- The Washington Times - Sunday, July 14, 2002

Funeral services were held Friday for an off-duty United Airlines pilot who died July 6 during the heroic emergency landing of a small aircraft that saved the life of his son and avoided heavily populated areas of Leesburg.
On the day that friends and family gathered to honor James Scambos, 44, at St. Theresa's Church in Ashburn, Va., a preliminary report was released by the National Transportation Safety Board that shed light on the last few minutes of the flight of Mr. Scambos and his son Paul, 22, who was on leave from the U.S. Air Force to celebrate his birthday.
According to the report which was based in part on an eyewitness account the two-seater single-engine plane they had rented lost power and stalled while he turned to make an emergency landing.
Mr. Scambos and his son took off about 9:30 a.m. from Leesburg Executive Airport in a rented Diamond DA 20-C1 aircraft, the airport manager said last week.
While the plane climbed to 3,000 feet, "the engine experienced a partial loss of power," the NTSB report states.
Bob Gretz, the New Jersey-based NTSB investigator who wrote the report, said autopsy results will also contribute to the increased understanding of the fatal crash.
He said investigators disassembled the aircraft's engine and a flaw test of the fuel system revealed no power loss.

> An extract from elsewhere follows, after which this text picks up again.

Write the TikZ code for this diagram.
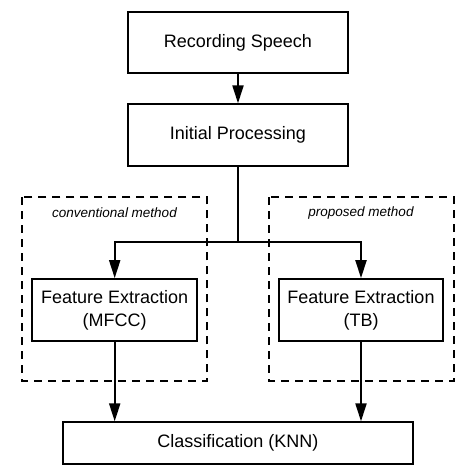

The report contains information obtained from what is believed to be the final radio transmission made by Mr. Scambos shortly after 10 a.m., during which he relayed information about a power failure.
At that time, Mr. Scambos was flying about 700 feet above ground on his way back to the Leesburg airport.

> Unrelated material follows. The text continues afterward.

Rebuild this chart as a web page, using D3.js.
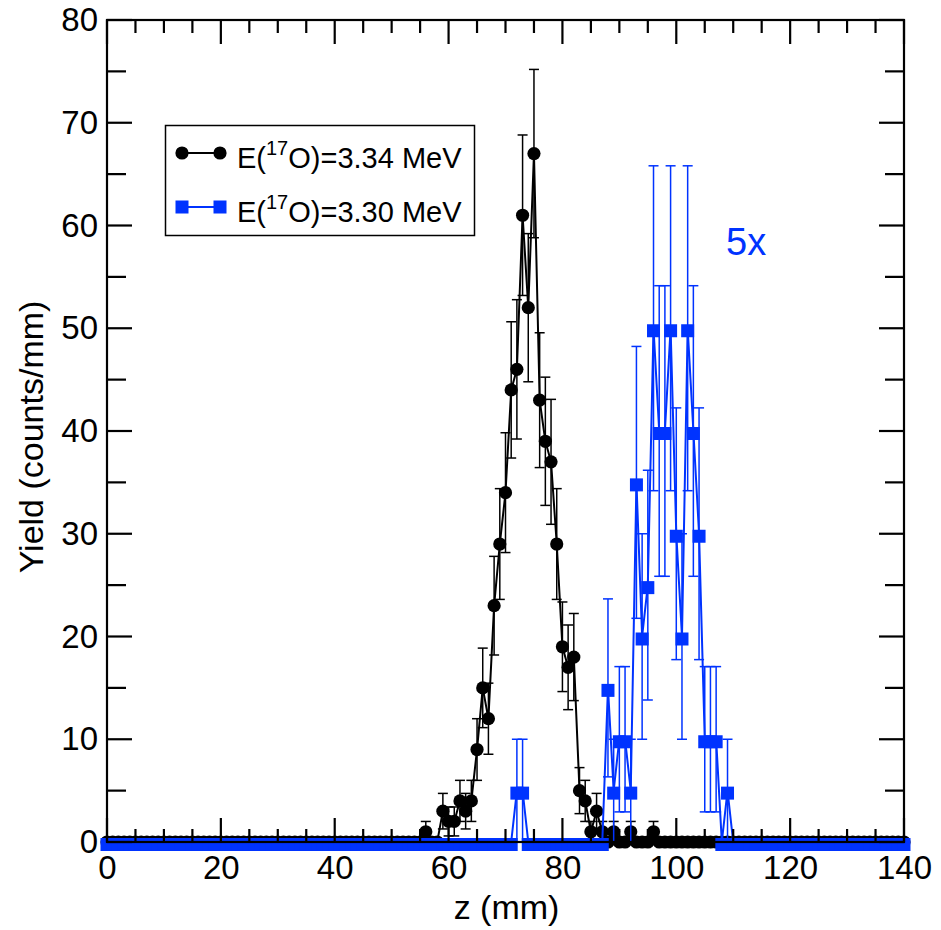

"[The] pilot made a quick right turn and it was clear that he was planning to set up an emergency landing," said a pilot who was in the air at the time.
"During the turn back to the field his plane stalled from too little airspeed. He was in a left turn when he went down."
Mr. Scambos' landing was "miraculous," the airport director said last week, because it caused minimal property damage, no fire and no injury to anyone on the ground. The son's injuries included scrapes, bruises and damage to his right ankle.
Mr. Scambos avoided the populated residential section of Leesburg and aimed for the open area of Ida Lee Park. The plane crashed at 10:26 a.m. about 100 yards short of the park, in the driveway at 415 Tudor Court in the Exeter subdivision.
It was the wishes of the family that Mr. Scambos' remains be cremated.
Mr. Gretz said the final report's completion could take up to six months.